Starting in 1989, the first wave of new casino-hotels included Mirage with its erupting volcano, Treasure Island with its pirate show, MGM Grand with its 5,000 rooms, Excalibur with its King Arthur theme, Luxor with its pyramid and sphinx, Monte Carlo with a Riviera gaming theme, and New York-New York with its Big Apple skyline.
In 1998, the next wave of new fantasy resorts burst on the scene with lakeside Bellagio, the most luxurious of them all; Paris, topped by a 50-story replica of the Eiffel Tower; The Venetian, marked by a replica of the clock tower in St. Mark's Square and gondolas cruising inside and out; and Mandalay Bay, which brought its very own beach to the desert.
Now everyone is eagerly waiting for the next big event--the opening in April 2005 of the Strip's most expensive new mega resort. Named Wynn's Las Vegas, it is the latest creation of Steve Wynn, the imaginative casino mogul who created Mirage, Treasure Island, and Bellagio.
With a price tag of about $2.5 billion, expectations are high for Wynn's new venture. Here's a sampling of what guests will experience: Relaxing in a Japanese garden beside a lagoon at the foot of a mountain. Dining near waterfalls cascading from a pine-covered hillside. Staying in a suite with its own massage room. Shopping for a Ferrari or Maserati in a showroom adjacent to the hotel's lobby. Playing golf at the only 18-hole course on the Strip.
Attending a show in a 2,000-seat theater with water flowing above, below, and around the audience.
Wynn's Las Vegas is being built on land that was the site of the old Desert Inn, which had its 14-story hotel tower imploded in October 2001. Even before the spring opening, Wynn is already planning an addition, a 1,300-room hotel-casino on the property.
Gambling shaped the destiny of Vegas, but the new high-stakes game in town is shopping. That's apparent when you look across the street from Wynn's Las Vegas at the $1-billion expansion of the Fashion Show Mall.

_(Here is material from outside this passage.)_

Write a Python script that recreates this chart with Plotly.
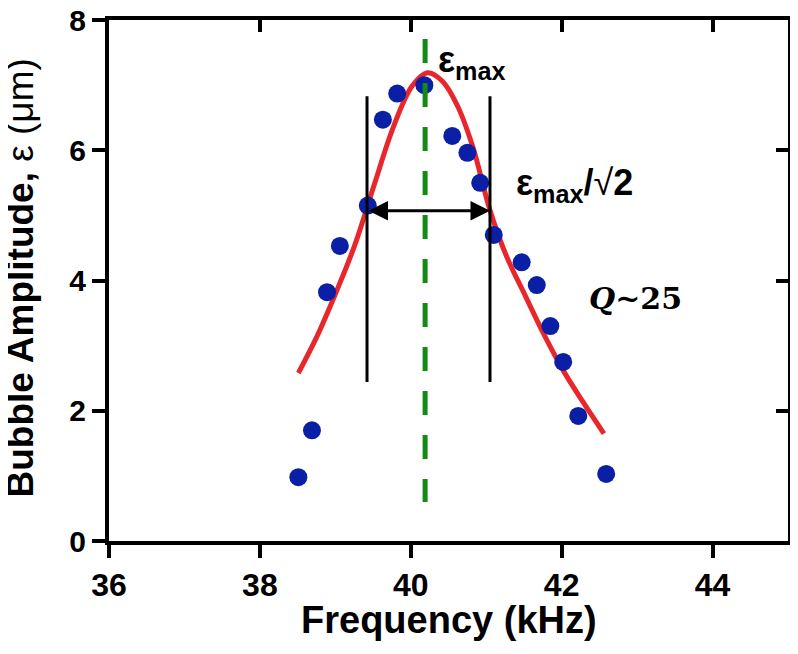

Normally, it's sunny every day at the mall, but now there's a permanent cloud hanging over the Strip. "The Cloud" is a 400-foot-long steel canopy suspended over the plaza in front of the mall. The Cloud provides shade during the day and doubles as an image projection surface at night. Huge screens below the Cloud broadcast special events, such as fashion shows taking place inside on an 80-foot-long runway in the Great Hall.
The Cloud is the architectural icon of the pricey rehab, which makes Fashion Show Mall the only shopping center in the country with eight department store anchors under one roof--Neiman Marcus, Saks Fifth Avenue, Macy's, Dillard's, Robinson-May, Nordstrom, Lord & Taylor, and Bloomingdale's Home Store. They are estimated to produce $1 billion in annual sales. In addition, the mall has some 200 specialty stores.

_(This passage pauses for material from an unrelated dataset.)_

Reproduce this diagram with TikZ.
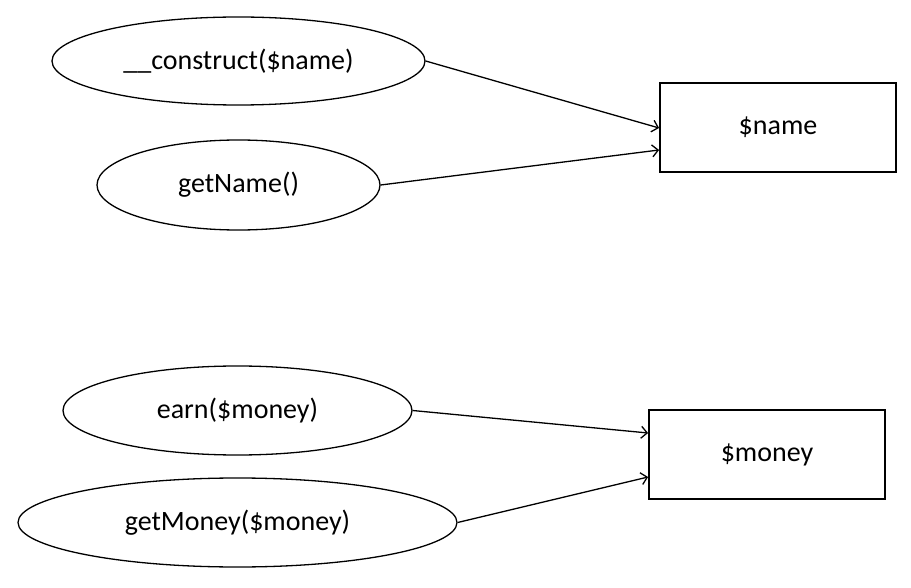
\documentclass[tikz,border=0pt]{standalone}
\usepackage{fontspec}
\setmainfont{Carlito}
\usetikzlibrary{shapes.geometric,arrows.meta}
\begin{document}
\begin{tikzpicture}[x=1pt,y=-1pt,
  meth/.style={draw,ellipse,line width=1.3pt,inner sep=0pt,font=\fontsize{28}{32}\selectfont},
  var/.style={draw,rectangle,line width=1.8pt,inner sep=0pt,minimum width=236pt,minimum height=89pt,font=\fontsize{28}{32}\selectfont},
  link/.style={line width=1.3pt,-{Straight Barb[length=6pt,width=12pt,line width=1.3pt]}}]
\useasboundingbox (0,0) rectangle (911,588);
\node[meth,minimum width=373pt,minimum height=88pt] (c) at (238.5,61) {\_\_construct(\$name)};
\node[meth,minimum width=283pt,minimum height=90pt] (g) at (238.5,185) {getName()};
\node[meth,minimum width=349pt,minimum height=89pt] (e) at (237.5,410.5) {earn(\$money)};
\node[meth,minimum width=439pt,minimum height=89pt] (m) at (237.5,522.5) {getMoney(\$money)};
\node[var] (n) at (778,127.5) {\$name};
\node[var] (y) at (767,454.5) {\$money};
\draw[link] (c.east) -- ([yshift=-0.5pt]n.west);
\draw[link] (g.east) -- ([yshift=-22.5pt]n.west);
\draw[link] (e.east) -- ([yshift=21.5pt]y.west);
\draw[link] (m.east) -- ([yshift=-22.5pt]y.west);
\end{tikzpicture}
\end{document}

Not to be outdone, Caesars Palace has just completed an expansion of its Forum Shops at Caesars, one of the nation's highest grossing malls on a square-foot basis. In October, 60 more stores joined the 100 existing ones at the Forum Shops.

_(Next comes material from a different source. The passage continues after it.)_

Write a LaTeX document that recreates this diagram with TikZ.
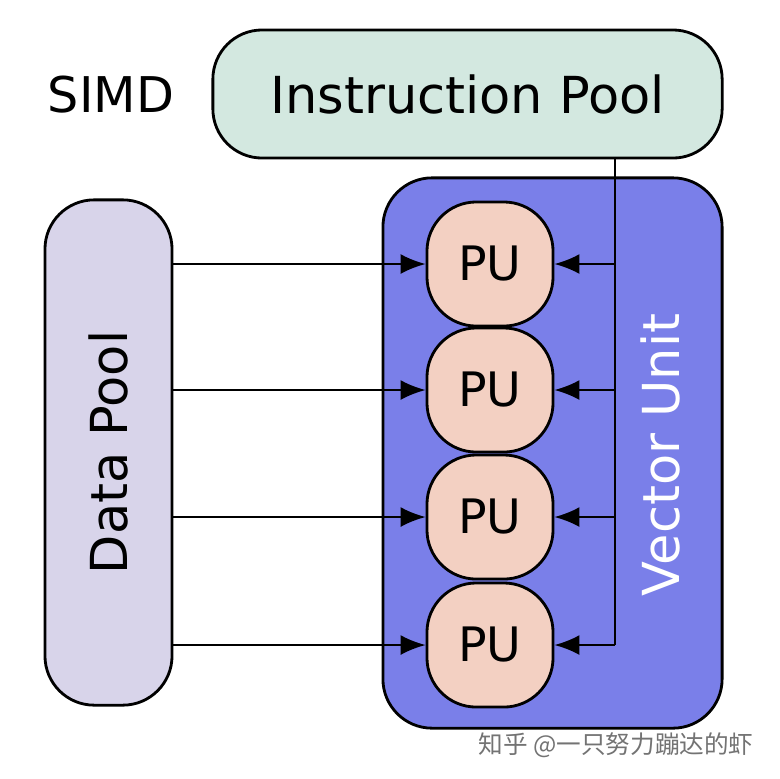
\documentclass[tikz,border=0pt]{standalone}
\usepackage{fontspec}
\setmainfont{DejaVu Sans}
\newfontfamily\cjk{Noto Sans CJK SC}
\usetikzlibrary{arrows.meta}
\usetikzlibrary{positioning}
\definecolor{instfill}{HTML}{D3E8E0}
\definecolor{vecfill}{HTML}{7A7FE9}
\definecolor{datafill}{HTML}{D8D4EA}
\definecolor{pufill}{HTML}{F3D0C2}
\tikzset{>={Latex[width=2mm,length=2.5mm]}}
\tikzset{pool/.style={draw=black, thick, rounded corners=14pt, inner sep=0pt}}
\tikzset{pu/.style={pool, fill=pufill, minimum width=1.26cm, minimum height=1.24cm, font=\fontsize{13.5}{15}\selectfont}}

\begin{document}
\begin{tikzpicture}[x=0.01cm,y=-0.01cm]

  \useasboundingbox (0,0) rectangle (780,778);

  % pools
  \node[pool, fill=instfill, minimum width=5.09cm, minimum height=1.28cm,
        font=\fontsize{14.5}{17}\selectfont] (inst) at (467.5,94) {Instruction Pool};
  \node[pool, fill=vecfill, minimum width=3.39cm, minimum height=5.5cm] (vec) at (552.5,453) {};
  \node[pool, fill=datafill, minimum width=1.27cm, minimum height=5.05cm] (data) at (108.5,452.5) {};
  \node[rotate=90, font=\fontsize{14.5}{17}\selectfont] (datalbl) at (data.center) {Data Pool};
  \node[rotate=90, text=white, font=\fontsize{14.5}{17}\selectfont] (veclbl) at (660,455) {Vector Unit};
  \node[font=\fontsize{14}{17}\selectfont] (simd) at (111,95) {SIMD};

  % processing units
  \node[pu] (pu1) at (490,264) {PU};
  \node[pu] (pu2) at (490,390) {PU};
  \node[pu] (pu3) at (490,517) {PU};
  \node[pu] (pu4) at (490,645) {PU};

  \coordinate (bus) at (615,645);
  \draw[semithick] (inst.south -| bus) -- (bus);
  \foreach \i in {1,...,4}{
    \draw[semithick,->] (data.east |- pu\i) -- (pu\i.west);
    \draw[semithick,->] (bus |- pu\i) -- (pu\i.east);
  }

  \node[text=black!55, font=\cjk\fontsize{7}{9}\selectfont, anchor=east] (mark) at (766,745) {知乎 @一只努力蹦达的虾};

\end{tikzpicture}
\end{document}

Shopping in ancient Rome was never like this, but the Forum Shops try to suggest that experience with Roman-like streetscapes decorated with classical statuary and columns. Combining shopping and entertainment, this mall features a Festival Fountain with robotic statues of Bacchus, Plutus, Venus, and Apollo that come to life for shows every hour. Another free show tells the story of the wrath of the gods being unleashed against the city of Atlantis. Adding to the presentation is a 50,000-gallon saltwater aquarium with hundreds of tropical fish. Though totally inside, the Forum Shops give the illusion of day and night as the painted sky changes from light to dark.